▶ **Instruction**:
Without the images, write out the whole listing exactly.

── Source excerpt

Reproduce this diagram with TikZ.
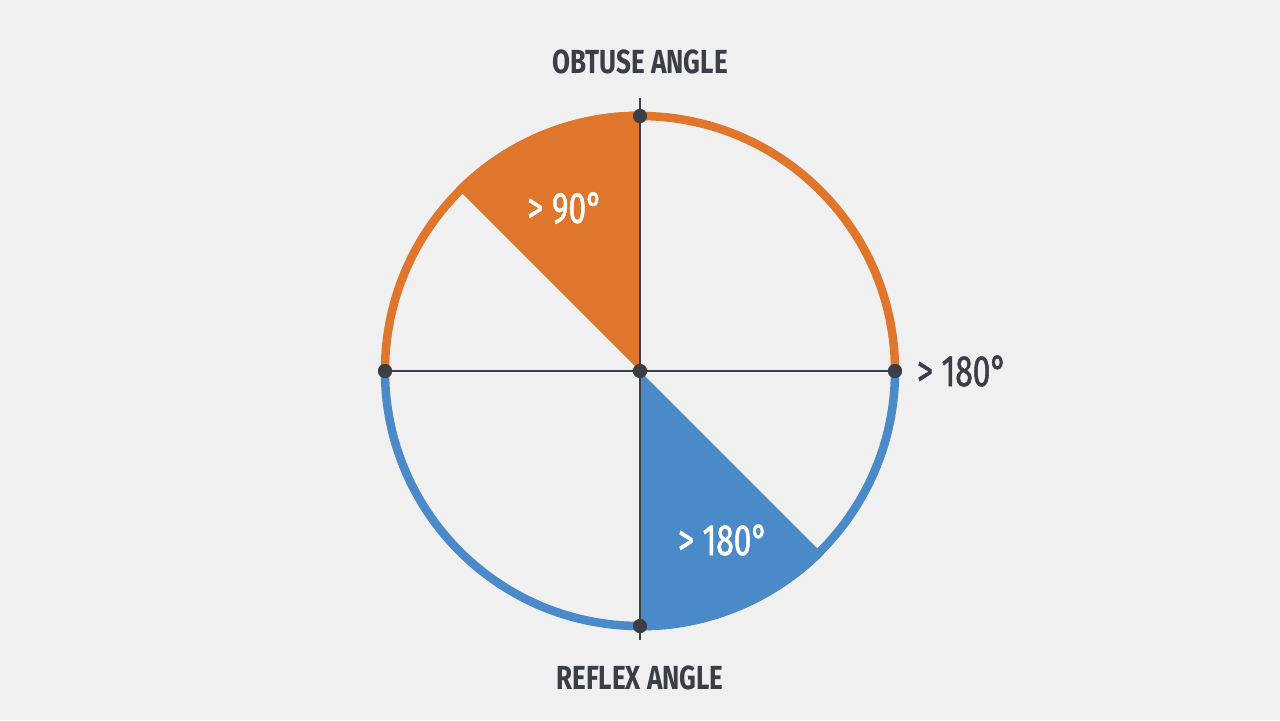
\documentclass[tikz,border=0pt]{standalone}
\usepackage{fontspec}
\usepackage{tikz}
\newfontfamily\anglefont[FakeStretch=0.78]{Fira Sans}
\newfontfamily\measurefont[FakeStretch=0.72,FakeBold=1.2]{Fira Sans}
\definecolor{bgcol}{HTML}{F0F0F0}
\definecolor{obtusecol}{HTML}{E0762B}
\definecolor{reflexcol}{HTML}{4A8AC8}
\definecolor{inkcol}{HTML}{3B3E44}
\newcommand{\rad}{5.1}
\newcommand{\gt}{>\hspace{0.2em}}

\begin{document}
\begin{tikzpicture}
        \tikzstyle{every node} = [inner sep=0pt]
        \tikzstyle{title} = [text=inkcol, font=\anglefont\bfseries\fontsize{19}{22}\selectfont]
        \tikzstyle{measure} = [font=\measurefont\fontsize{25}{28}\selectfont]
        \tikzstyle{dot} = [circle, fill=inkcol, minimum size=0.28cm]
        \useasboundingbox[fill=bgcol] (-12.8,-6.98) rectangle (12.8,7.42);
        % wedges
        \fill[obtusecol] (0,0) -- (135:\rad+0.09) arc (135:90:\rad+0.09) -- cycle;
        \fill[reflexcol] (0,0) -- (270:\rad+0.09) arc (270:315:\rad+0.09) -- cycle;
        % circle halves
        \draw[obtusecol, line width=0.17cm] (\rad,0) arc (0:180:\rad);
        \draw[reflexcol, line width=0.17cm] (-\rad,0) arc (180:360:\rad);
        % axes
        \coordinate (vtop) at (0,5.46);
        \coordinate (vbot) at (0,-5.38);
        \node[dot] (c) at (0,0) {};
        \node[dot] (n) at (90:\rad) {};
        \node[dot] (w) at (180:\rad) {};
        \node[dot] (e) at (0:\rad) {};
        \node[dot] (s) at (270:\rad) {};
        \draw[inkcol, line width=1.1pt] (vtop) -- (vbot);
        \draw[inkcol, line width=1.1pt] (w.center) -- (e.center);
        \foreach \p in {c, n, w, e, s}
            \node[dot] at (\p) {};
        % labels
        \node[title] (obtuse) at (0,6.18) {OBTUSE ANGLE};
        \node[title] (reflex) at (0,-6.14) {REFLEX ANGLE};
        \node[measure, text=white] (m90) at (-1.5,3.26) {\gt 90°};
        \node[measure, text=white] (m180) at (1.66,-3.38) {\gt 180°};
        \node[measure, text=inkcol] (side) at (6.44,0) {\gt 180°};
    \end{tikzpicture}
\end{document}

────

▶ **Task response**:
Reproduce this diagram with TikZ.
\documentclass[tikz,border=0pt]{standalone}
\usepackage{fontspec}
\usepackage{tikz}
\newfontfamily\anglefont[FakeStretch=0.78]{Fira Sans}
\newfontfamily\measurefont[FakeStretch=0.72,FakeBold=1.2]{Fira Sans}
\definecolor{bgcol}{HTML}{F0F0F0}
\definecolor{obtusecol}{HTML}{E0762B}
\definecolor{reflexcol}{HTML}{4A8AC8}
\definecolor{inkcol}{HTML}{3B3E44}
\newcommand{\rad}{5.1}
\newcommand{\gt}{>\hspace{0.2em}}

\begin{document}
\begin{tikzpicture}
        \tikzstyle{every node} = [inner sep=0pt]
        \tikzstyle{title} = [text=inkcol, font=\anglefont\bfseries\fontsize{19}{22}\selectfont]
        \tikzstyle{measure} = [font=\measurefont\fontsize{25}{28}\selectfont]
        \tikzstyle{dot} = [circle, fill=inkcol, minimum size=0.28cm]
        \useasboundingbox[fill=bgcol] (-12.8,-6.98) rectangle (12.8,7.42);
        % wedges
        \fill[obtusecol] (0,0) -- (135:\rad+0.09) arc (135:90:\rad+0.09) -- cycle;
        \fill[reflexcol] (0,0) -- (270:\rad+0.09) arc (270:315:\rad+0.09) -- cycle;
        % circle halves
        \draw[obtusecol, line width=0.17cm] (\rad,0) arc (0:180:\rad);
        \draw[reflexcol, line width=0.17cm] (-\rad,0) arc (180:360:\rad);
        % axes
        \coordinate (vtop) at (0,5.46);
        \coordinate (vbot) at (0,-5.38);
        \node[dot] (c) at (0,0) {};
        \node[dot] (n) at (90:\rad) {};
        \node[dot] (w) at (180:\rad) {};
        \node[dot] (e) at (0:\rad) {};
        \node[dot] (s) at (270:\rad) {};
        \draw[inkcol, line width=1.1pt] (vtop) -- (vbot);
        \draw[inkcol, line width=1.1pt] (w.center) -- (e.center);
        \foreach \p in {c, n, w, e, s}
            \node[dot] at (\p) {};
        % labels
        \node[title] (obtuse) at (0,6.18) {OBTUSE ANGLE};
        \node[title] (reflex) at (0,-6.14) {REFLEX ANGLE};
        \node[measure, text=white] (m90) at (-1.5,3.26) {\gt 90°};
        \node[measure, text=white] (m180) at (1.66,-3.38) {\gt 180°};
        \node[measure, text=inkcol] (side) at (6.44,0) {\gt 180°};
    \end{tikzpicture}
\end{document}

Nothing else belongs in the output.